When the Eurozone flash CPI data for April is released on Wednesday this week, Mario Draghi and the ECB will potentially have the next stone laid on the road towards Quantitative Easing.
However, there are several significant questions that the recent data poses. How long might the road be? Also, is Eurozone QE just Mario Draghi’s latest magic trick (remember the ECB’s Outright Monetary Transactions programme, the ECB will do “whatever it takes”)?
It has now got to the stage that it seems to be never more than a few days between various ECB members talking about the use of QE to tackle persistent low inflation. However, the forecasts suggest that ECB inflation for April will increase from 0.5% to 0.8%. For the Eurozone, would this be good news or not?
The recent flash PMI data suggests that the Eurozone economic activity is gradually picking up, but only gradually.

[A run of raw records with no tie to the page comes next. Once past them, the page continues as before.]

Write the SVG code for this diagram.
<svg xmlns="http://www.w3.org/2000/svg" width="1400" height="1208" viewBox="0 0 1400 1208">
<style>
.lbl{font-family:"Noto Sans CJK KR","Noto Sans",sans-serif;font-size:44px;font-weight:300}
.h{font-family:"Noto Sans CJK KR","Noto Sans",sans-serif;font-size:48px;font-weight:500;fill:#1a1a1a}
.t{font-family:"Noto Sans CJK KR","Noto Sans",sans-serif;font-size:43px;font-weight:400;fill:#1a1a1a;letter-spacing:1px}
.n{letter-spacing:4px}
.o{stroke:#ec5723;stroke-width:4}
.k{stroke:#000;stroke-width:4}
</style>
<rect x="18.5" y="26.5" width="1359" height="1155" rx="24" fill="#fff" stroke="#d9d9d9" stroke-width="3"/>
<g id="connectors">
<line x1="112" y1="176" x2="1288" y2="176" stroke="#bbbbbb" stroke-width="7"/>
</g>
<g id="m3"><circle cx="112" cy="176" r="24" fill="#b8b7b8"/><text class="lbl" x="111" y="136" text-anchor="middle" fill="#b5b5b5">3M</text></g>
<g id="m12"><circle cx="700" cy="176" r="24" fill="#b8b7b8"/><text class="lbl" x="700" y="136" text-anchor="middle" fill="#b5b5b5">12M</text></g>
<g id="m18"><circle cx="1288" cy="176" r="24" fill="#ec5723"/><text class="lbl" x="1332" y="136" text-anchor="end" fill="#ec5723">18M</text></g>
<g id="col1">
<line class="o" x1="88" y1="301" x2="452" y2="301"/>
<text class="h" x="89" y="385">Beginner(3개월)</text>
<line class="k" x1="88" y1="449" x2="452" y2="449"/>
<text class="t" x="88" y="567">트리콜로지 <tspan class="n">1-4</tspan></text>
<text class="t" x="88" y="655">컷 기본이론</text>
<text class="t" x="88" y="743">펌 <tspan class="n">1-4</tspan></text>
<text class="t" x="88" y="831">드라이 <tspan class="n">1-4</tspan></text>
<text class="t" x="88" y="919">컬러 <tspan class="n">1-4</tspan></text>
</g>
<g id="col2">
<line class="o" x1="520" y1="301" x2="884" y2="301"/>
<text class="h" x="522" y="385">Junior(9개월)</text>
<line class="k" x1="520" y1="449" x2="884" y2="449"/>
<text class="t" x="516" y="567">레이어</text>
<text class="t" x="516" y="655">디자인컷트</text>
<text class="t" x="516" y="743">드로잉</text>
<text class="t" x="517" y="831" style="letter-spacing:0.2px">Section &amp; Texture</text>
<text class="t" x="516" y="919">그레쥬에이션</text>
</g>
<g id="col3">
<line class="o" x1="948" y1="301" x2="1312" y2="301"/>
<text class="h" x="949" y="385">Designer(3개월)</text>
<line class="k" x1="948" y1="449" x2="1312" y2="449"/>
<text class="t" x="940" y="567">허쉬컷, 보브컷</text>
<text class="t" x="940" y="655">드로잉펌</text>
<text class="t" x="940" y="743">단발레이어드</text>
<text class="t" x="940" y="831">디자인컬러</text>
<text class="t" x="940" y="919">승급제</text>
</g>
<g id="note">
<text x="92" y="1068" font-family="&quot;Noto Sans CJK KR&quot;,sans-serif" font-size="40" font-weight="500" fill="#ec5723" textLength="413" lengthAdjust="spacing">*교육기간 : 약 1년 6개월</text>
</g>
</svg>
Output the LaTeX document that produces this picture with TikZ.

GDP growth of 1.2% is predicted for 2014, but unemployment in the region remains too high at around 12%. Credit creation in the Eurozone is a huge problem, with the banking sector in the Eurozone going through a huge deleveraging exercise. In February, the 2.2% year on year decline in private loan balances in the Euro area was worse than expected, with maturing loans not being replaced by new credit.
Furthermore, the ECB’s Asset Quality Review (a stress test of the banks) is discouraging credit expansion and is putting added pressure on banks to shore up their balance sheets, with lenders reluctant to take on more risk. Sustainable growth will be a significant struggle in the absence of accommodative bank credit growth.
The concern is that inflation begins to pick cyclically and the ECB gives a big sigh of relief. Attempts at jawboning the Euro lower may keep a lid on the Euro/Dollar at $1.4000 but the longer term ramifications for the Eurozone could be significant. There have been comparisons between Japan in the 1990s and the Eurozone today. Back then, Japan then did too little too late to combat deflation and a lost decade was the result. The fear is that the Eurozone could be in the same situation.